Reproduce each of the lines word for word.

RECORDS TO USE:
■ ■ ■
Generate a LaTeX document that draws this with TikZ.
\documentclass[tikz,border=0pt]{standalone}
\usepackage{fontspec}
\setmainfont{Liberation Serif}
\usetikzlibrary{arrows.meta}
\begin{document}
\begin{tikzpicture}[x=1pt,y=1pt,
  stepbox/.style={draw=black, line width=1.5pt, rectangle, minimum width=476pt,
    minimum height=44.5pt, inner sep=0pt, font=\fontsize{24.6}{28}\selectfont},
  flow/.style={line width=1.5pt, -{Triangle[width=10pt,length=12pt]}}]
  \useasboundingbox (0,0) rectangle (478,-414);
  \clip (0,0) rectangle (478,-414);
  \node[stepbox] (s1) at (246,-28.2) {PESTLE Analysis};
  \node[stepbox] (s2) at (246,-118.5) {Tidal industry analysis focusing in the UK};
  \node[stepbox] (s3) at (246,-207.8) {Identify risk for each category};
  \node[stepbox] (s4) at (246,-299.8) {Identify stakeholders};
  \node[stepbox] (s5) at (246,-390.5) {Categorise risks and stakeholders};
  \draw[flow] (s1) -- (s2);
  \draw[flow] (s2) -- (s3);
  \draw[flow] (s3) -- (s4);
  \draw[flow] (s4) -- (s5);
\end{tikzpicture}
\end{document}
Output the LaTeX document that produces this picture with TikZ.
■ ■ ■
RESPONSE:
Generate a LaTeX document that draws this with TikZ.
\documentclass[tikz,border=0pt]{standalone}
\usepackage{fontspec}
\setmainfont{Liberation Serif}
\usetikzlibrary{arrows.meta}
\begin{document}
\begin{tikzpicture}[x=1pt,y=1pt,
  stepbox/.style={draw=black, line width=1.5pt, rectangle, minimum width=476pt,
    minimum height=44.5pt, inner sep=0pt, font=\fontsize{24.6}{28}\selectfont},
  flow/.style={line width=1.5pt, -{Triangle[width=10pt,length=12pt]}}]
  \useasboundingbox (0,0) rectangle (478,-414);
  \clip (0,0) rectangle (478,-414);
  \node[stepbox] (s1) at (246,-28.2) {PESTLE Analysis};
  \node[stepbox] (s2) at (246,-118.5) {Tidal industry analysis focusing in the UK};
  \node[stepbox] (s3) at (246,-207.8) {Identify risk for each category};
  \node[stepbox] (s4) at (246,-299.8) {Identify stakeholders};
  \node[stepbox] (s5) at (246,-390.5) {Categorise risks and stakeholders};
  \draw[flow] (s1) -- (s2);
  \draw[flow] (s2) -- (s3);
  \draw[flow] (s3) -- (s4);
  \draw[flow] (s4) -- (s5);
\end{tikzpicture}
\end{document}
Output the LaTeX document that produces this picture with TikZ.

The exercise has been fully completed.